Très abouti, ce nouveau disque du Jazzlab Orchestra imbrique subtilement des alliages sonores exquis. « La Grande Sauve Majeure » démarre avec un duo du batteur Michel Lambert et de la clarinette basse de Samuel Blais, les intrications des instruments offrent un écrin parfait pour mettre en valeur l’intervention du trompettiste Jacques Kuba Séguin. Par leurs phrasés incisifs, les saxophonistes Mario Allard et Benjamin Deschamps font rayonner le tromboniste Thomas Morelli-Bernard dans « Pum la suite ». Les orchestrations recherchées se succèdent, comme dans « Lunes & Marées » où des balancements harmoniques s’accolent idéalement au thème, ; tel un vieux marin, Alain Bédard tient le cap à la contrebasse. Loguslabusmuzikus bénéficie d’arrangements ciselés, les huit instrumentistes inventent de nouvelles formes musicales, toutes délectables.

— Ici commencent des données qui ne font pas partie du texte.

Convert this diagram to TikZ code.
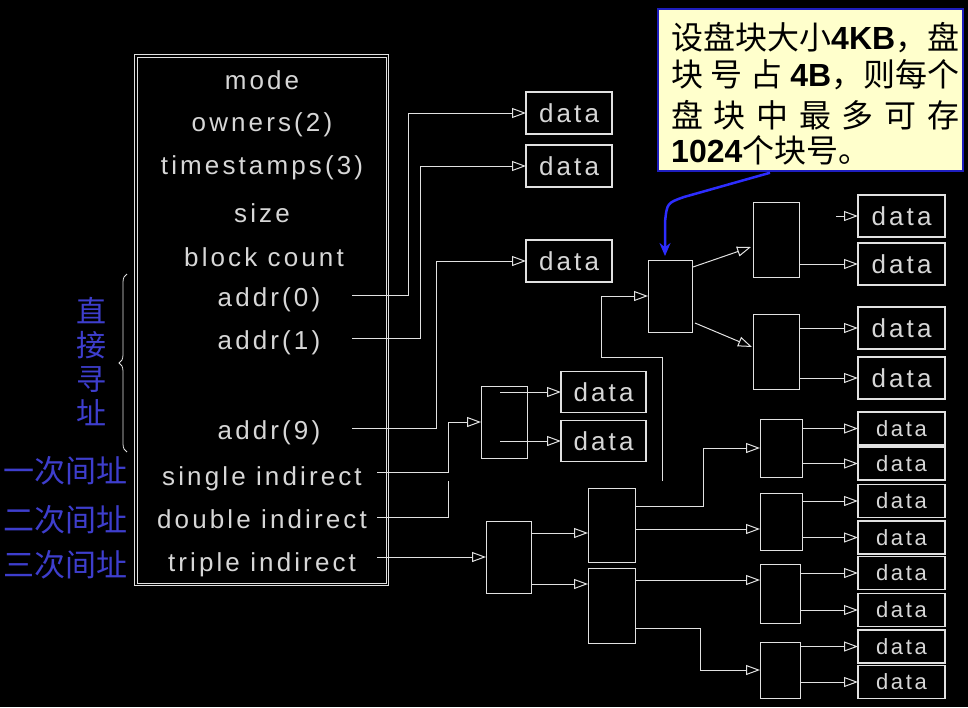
\documentclass[tikz,border=0pt]{standalone}
\usepackage{fontspec}
\setmainfont{Liberation Sans}
\newfontfamily\cjk{Noto Sans CJK SC}
\newfontfamily\spaced[LetterSpace=12]{Liberation Sans}
\usetikzlibrary{arrows.meta,decorations.pathreplacing}
\definecolor{ln}{RGB}{225,225,225}
\definecolor{txt}{RGB}{215,215,215}
\definecolor{lblblue}{RGB}{62,62,205}
\definecolor{notebg}{RGB}{255,255,204}
\definecolor{noteborder}{RGB}{30,30,190}
\definecolor{arrowblue}{RGB}{45,45,255}
\begin{document}
\begin{tikzpicture}[x=1pt,y=-1pt,
  tbl/.style={draw=ln, line width=1pt, inner sep=0pt, outer sep=0pt},
  databox/.style={draw=ln, line width=1.2pt, minimum width=86pt, minimum height=42pt, inner sep=0pt, outer sep=0pt, text=txt, font=\spaced\fontsize{26}{26}\selectfont},
  ebox/.style={databox, minimum width=87pt, minimum height=33pt, font=\spaced\fontsize{22}{22}\selectfont},
  ptr/.style={draw=ln, line width=1pt, inner sep=0pt, outer sep=0pt},
  conn/.style={draw=ln, line width=1pt, -{Triangle[open,length=14pt,width=10pt]}},
  plainline/.style={draw=ln, line width=1pt},
  inner/.style={draw=ln, line width=0.7pt},
  field/.style={text=txt, font=\spaced\fontsize{26}{26}\selectfont, inner sep=0pt},
  lbl/.style={text=lblblue, font=\cjk\fontsize{31}{31}\selectfont, inner sep=0pt},
  notetxt/.style={text=black, font=\fontsize{32}{32}\selectfont, inner sep=0pt},
  bluearr/.style={draw=arrowblue, line width=2.5pt, -{Stealth[length=13pt,width=11pt]}}
]
\fill[black] (0,0) rectangle (968,707);
\useasboundingbox (0,0) rectangle (968,707);

% inode table (double border)
\node[tbl, minimum width=254pt, minimum height=531pt] (inode) at (261.5,320) {};
\draw[inner] ([shift={(2.5,2.5)}]inode.north west) rectangle ([shift={(-2.5,-2.5)}]inode.south east);
\node[field] (fmode) at (262,80) {mode};
\node[field] (fown) at (262,125) {owners(2)};
\node[field] (fts) at (262,168) {timestamps(3)};
\node[field] (fsize) at (262,213) {size};
\node[field] (fbc) at (264,257) {block count};
\node[field] (fa0) at (269,300) {addr(0)};
\node[field] (fa1) at (269,343) {addr(1)};
\node[field] (fa9) at (269,433) {addr(9)};
\node[field] (fsi) at (262,479) {single indirect};
\node[field] (fdi) at (262,519) {double indirect};
\node[field] (fti) at (262,565) {triple indirect};

% left labels
\draw[ln, line width=0.8pt, decorate, decoration={brace, amplitude=8pt}] (127,452) -- (127,274);
\node[lbl, align=center, font=\cjk\fontsize{30}{34}\selectfont] (direct) at (91,362) {直\\接\\寻\\址};
\node[lbl, anchor=east] (ind1) at (128,471) {一次间址};
\node[lbl, anchor=east] (ind2) at (128,520) {二次间址};
\node[lbl, anchor=east] (ind3) at (128,565) {三次间址};

% data boxes
\node[databox] (D1) at (569,113) {data};
\node[databox] (D2) at (569,166) {data};
\node[databox] (D3) at (569,261) {data};
\node[databox, minimum width=85pt, minimum height=41pt] (SD1) at (603.5,392) {data};
\node[databox, minimum width=85pt, minimum height=41pt] (SD2) at (603.5,441) {data};
\node[databox, minimum width=87pt] (DD1) at (901.5,216) {data};
\node[databox, minimum width=87pt] (DD2) at (901.5,264) {data};
\node[databox, minimum width=87pt] (DD3) at (901.5,328) {data};
\node[databox, minimum width=87pt] (DD4) at (901.5,378) {data};
\node[ebox] (E1) at (901.5,428.5) {data};
\node[ebox] (E2) at (901.5,463.5) {data};
\node[ebox] (E3) at (901.5,501) {data};
\node[ebox] (E4) at (901.5,537.5) {data};
\node[ebox] (E5) at (901.5,573) {data};
\node[ebox] (E6) at (901.5,610) {data};
\node[ebox] (E7) at (901.5,646.5) {data};
\node[ebox] (E8) at (901.5,682) {data};

% pointer blocks
\node[ptr, minimum width=46pt, minimum height=72pt] (S1) at (504,422) {};
\node[ptr, minimum width=44pt, minimum height=72pt] (DI1) at (670,296) {};
\node[ptr, minimum width=46pt, minimum height=75pt] (DI2a) at (776,239.5) {};
\node[ptr, minimum width=46pt, minimum height=75pt] (DI2b) at (776,351.5) {};
\node[ptr, minimum width=45pt, minimum height=72pt] (T1) at (508.5,557) {};
\node[ptr, minimum width=47pt, minimum height=74pt] (T2a) at (611.5,525) {};
\node[ptr, minimum width=47pt, minimum height=75pt] (T2b) at (611.5,605.5) {};
\node[ptr, minimum width=42pt, minimum height=58pt] (T3a) at (781,448) {};
\node[ptr, minimum width=42pt, minimum height=57pt] (T3b) at (781,521.5) {};
\node[ptr, minimum width=40pt, minimum height=59pt] (T3c) at (780,593.5) {};
\node[ptr, minimum width=40pt, minimum height=56pt] (T3d) at (780,670) {};

% connector end points
\coordinate (a0) at (352,295);
\coordinate (a1) at (352,338);
\coordinate (a9) at (352,428);
\coordinate (si) at (377,472);
\coordinate (di) at (377,517);
\coordinate (ti) at (377,557);
\coordinate (dEnd) at (448,481);
\coordinate (dStart) at (662,481);
\coordinate (dTurn) at (601,357);
\coordinate (ddStub) at (836,216);

% direct
\draw[conn] (a0) -| ([shift={(-118,0)}]D1.west) -- (D1.west);
\draw[conn] (a1) -| ([shift={(-106,0)}]D2.west) -- (D2.west);
\draw[conn] (a9) -| ([shift={(-90,0)}]D3.west) -- (D3.west);
% single
\draw[conn] (si) -| ([shift={(-33,0)}]S1.west) -- (S1.west);
\draw[conn] ([shift={(-4,-30)}]S1.center) -- (SD1.west);
\draw[conn] ([shift={(-4,19)}]S1.center) -- (SD2.west);
% double
\draw[plainline] (di) -| (dEnd);
\draw[conn] (dStart) |- (dTurn) |- (DI1.west);
\draw[conn] ([shift={(23,-29)}]DI1.center) -- ([shift={(-2,7.5)}]DI2a.west);
\draw[conn] ([shift={(25,27)}]DI1.center) -- ([shift={(-1,-4.5)}]DI2b.west);
\draw[conn] (ddStub) -- (DD1.west);
\draw[conn] (DI2a.east |- DD2.west) -- (DD2.west);
\draw[conn] (DI2b.east |- DD3.west) -- (DD3.west);
\draw[conn] (DI2b.east |- DD4.west) -- (DD4.west);
% triple
\draw[conn] (ti) -- (T1.west);
\draw[conn] ([shift={(0,-24)}]T1.east) -- ([shift={(0,8)}]T2a.west);
\draw[conn] ([shift={(0,27)}]T1.east) -- ([shift={(0,-21.5)}]T2b.west);
\draw[conn] ([shift={(0,-19)}]T2a.east) -| ([shift={(-57,0)}]T3a.west) -- (T3a.west);
\draw[conn] ([shift={(0,4)}]T2a.east) -- ([shift={(0,7.5)}]T3b.west);
\draw[conn] ([shift={(0,-25.5)}]T2b.east) -- ([shift={(0,-13.5)}]T3c.west);
\draw[conn] ([shift={(0,22.5)}]T2b.east) -| ([shift={(-60,0)}]T3d.west) -- (T3d.west);
\foreach \a/\b in {T3a/E1,T3a/E2,T3b/E3,T3b/E4,T3c/E5,T3c/E6,T3d/E7,T3d/E8}
  \draw[conn] (\a.east |- \b.west) -- (\b.west);

% note
\node[draw=noteborder, fill=notebg, line width=1.5pt, minimum width=305pt, minimum height=162pt, inner sep=0pt] (note) at (810.5,90) {};
\node[notetxt, anchor=base west] (n1) at (671,49) {\makebox[288pt][l]{{\cjk 设盘块大小}\textbf{4KB}{\cjk ，}\hfill{\cjk 盘}}};
\node[notetxt, anchor=base west] (n2) at (671,86) {\makebox[288pt][l]{{\cjk 块}\hfill{\cjk 号}\hfill{\cjk 占}\hfill\textbf{4B}{\cjk ，则每个}}};
\node[notetxt, anchor=base west] (n3) at (671,127) {\makebox[288pt][l]{\cjk 盘\hfill 块\hfill 中\hfill 最\hfill 多\hfill 可\hfill 存}};
\node[notetxt, anchor=base west] (n4) at (671,162) {\textbf{1024}{\cjk 个块号。}};
\draw[bluearr] ([shift={(-40.5,1)}]note.south) -- (684,197) .. controls (667,203) .. (665,222) -- ([shift={(-5,-4)}]DI1.north);
\end{tikzpicture}
\end{document}
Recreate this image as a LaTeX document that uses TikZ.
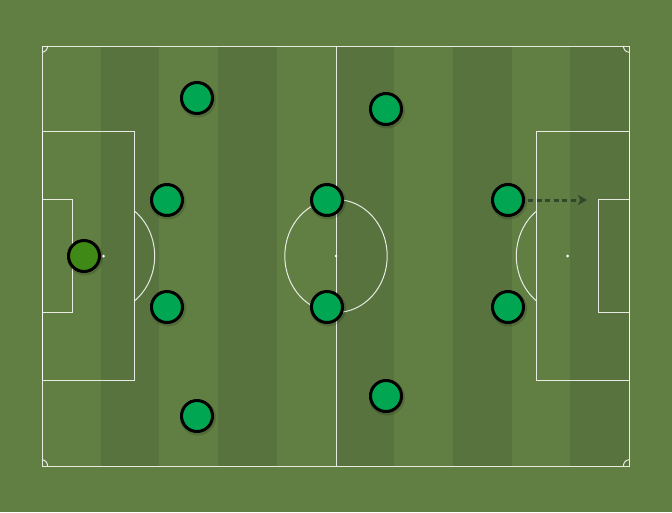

Le nouvel album d’Yves Léveillé « L’Échelle du temps » a obtenu le Prix Opus qui célèbre ce qui se fait de mieux dans la musique de concert au Québec. Ce pianiste a collaboré longtemps avec la pianiste japonaise Eri Yamamoto, le batteur Ikuo Takeuchi et le multi-instrumentiste Paul McCandless. Son nouvel album réalisé avec un quintette à cordes est centré sur la question du temps qui s’écoule inexorablement et emmène chaque individu vers sa fin. La couleur des cordes, quelquefois semblable au Quatuor Margand lorsqu’il accompagnait Yochk’o Seffer, procure un sentiment élégiaque dans le morceau-titre « L’Échelle du temps ». Les cordes expriment une vitalité substantielle dans « Couleur grenade », le piano s’orientant, lui, dans un phrasé romantique, tout comme dans « Missive » où la contrebasse d’Etienne Lafrance intervient remarquablement. On retrouve ce contrebassiste, dont la sonorité est comparable à celle de Jean-Paul Céléa, dans une pièce très lyrique, « Une journée comme ça ». Cet album abouti mérite d’être découvert de ce côté-ci de l’Atlantique au même titre que la créativité sans borne de la scène musicale québécoise.